Slashchov, Iakov

The following article is from The Great Soviet Encyclopedia (1979). It might be outdated or ideologically biased.

Slashchov, Iakov Aleksandrovich

 

Born Dec. 12 (24), 1885, in St. Petersburg; died Jan. 11, 1929, in Moscow. One of the leaders of the counterrevolution in southern Russia in 1919 and 1920; lieutenant general (1920).

The son of an officer, Slashchov graduated from the Pavel Military School in 1905 and from the Academy of the General Staff in 1911. He fought in World War I (1914–18); he commanded the Moscow Imperial Guards Regiment and in 1916 was made a colonel. During the Civil War (1918–20), he was a brigade and division commander in the White Guard Volunteer Army. In December 1919 he led a separate corps (later called the II Army Corps) from the north to defend the Crimea. He ruthlessly crushed revolutionary outbreaks by workers in Ekaterinoslav, Nikolaev, the Crimea, and elsewhere.

In 1920, as a result of the complex circumstances of the time, Slashchov took sides against General P. N. Wrangel, who removed him from his post in mid-August. After Wrangel’s troops were evacuated to Turkey, Slashchov criticized Wrangel in print and, on the general’s orders, was court-martialed and demoted to the ranks.

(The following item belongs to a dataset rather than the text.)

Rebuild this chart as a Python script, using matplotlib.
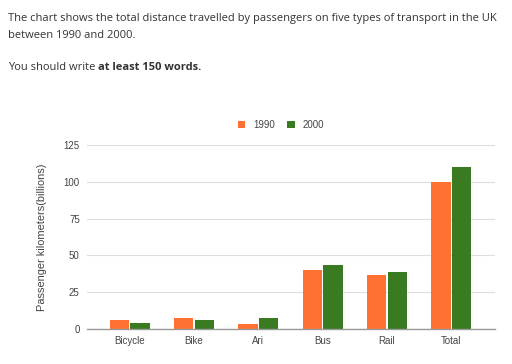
import numpy as np
from matplotlib import pyplot as plt

categories = ['Bicycle', 'Bike', 'Ari', 'Bus', 'Rail', 'Total']
values_1990 = [6.5, 7.5, 3.5, 40, 37, 100]
values_2000 = [4.5, 6.5, 7.5, 43.5, 39, 110]
series_names = ['1990', '2000']
y_ticks = [0, 25, 50, 75, 100, 125]

orange = '#ff7033'
green = '#3a7a20'

fig = plt.figure(figsize=(5.12, 3.64), dpi=100)
fig.patch.set_facecolor('white')

# prompt text on top
head_font = ['Open Sans', 'DejaVu Sans']
hs = 8.05
fig.text(8 / 512, 1 - 18 / 364,
         'The chart shows the total distance travelled by passengers on five types of transport in the UK',
         fontsize=hs, color='#333333', family=head_font, va='center')
fig.text(8 / 512, 1 - 35 / 364, 'between 1990 and 2000.',
         fontsize=hs, color='#333333', family=head_font, va='center')
t = fig.text(8 / 512, 1 - 67 / 364, 'You should write ',
             fontsize=hs, color='#333333', family=head_font, va='center')
fig.canvas.draw()
bb = t.get_window_extent()
fig.text(bb.x1 / 512, 1 - 67 / 364, 'at least 150 words.',
         fontsize=hs, color='#333333', family=head_font, va='center', fontweight='bold')

ax = fig.add_axes([86.7 / 512, 1 - 329.3 / 364, (495 - 86.7) / 512, (329.3 - 144.7) / 364])
x = np.arange(len(categories))
w = 0.3
ax.bar(x - 0.16, values_1990, w, color=orange, label=series_names[0], zorder=3)
ax.bar(x + 0.16, values_2000, w, color=green, label=series_names[1], zorder=3)

ax.set_xlim(-0.67, 5.68)
ax.set_ylim(0, 125)
ax.set_yticks(y_ticks)
ax.set_xticks(x)
ax.set_xticklabels(categories)
chart_font = ['Liberation Sans', 'DejaVu Sans']
for lab in ax.get_xticklabels() + ax.get_yticklabels():
    lab.set_family(chart_font)
    lab.set_fontsize(7)
    lab.set_color('#444444')
ax.tick_params(axis='y', length=0, pad=5)
ax.tick_params(axis='x', length=0, pad=5)
ax.grid(axis='y', color='#dddddd', linewidth=0.8, zorder=0)
for s in ['top', 'right', 'left']:
    ax.spines[s].set_visible(False)
ax.spines['bottom'].set_color('#999999')
ax.spines['bottom'].set_linewidth(1)
ax.spines['bottom'].set_zorder(4)

ax.set_ylabel('Passenger kilometers(billions)', family=chart_font, fontsize=7.9, color='#444444', labelpad=12)

ax.legend(loc='center', bbox_to_anchor=((281 - 86.7) / 408.3, 1 + (144.7 - 125) / 184.6), ncol=2,
          frameon=False, prop={'family': chart_font, 'size': 7}, handlelength=0.75, handleheight=0.75,
          columnspacing=1.3, handletextpad=0.8, labelcolor='#444444', borderpad=0)

fig.savefig('out.png', dpi=100)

In the autumn of 1921, Slashchov and a group of officers returned to Soviet Russia with the permission of the Soviet government. After being amnestied, Slashchov appealed to those formerly serving in the White Army to follow his example. Slashchov’s appeal and the decree of amnesty issued by the All-Russian Central Executive Committee on Nov. 3, 1921, helped weaken the White émigré community and bring thousands of soldiers, cossacks, and officers back to their homeland. Slashchov taught military tactics at Vystrel Higher Officers’ School in Moscow. He also wrote reminiscences and books on general military tactics.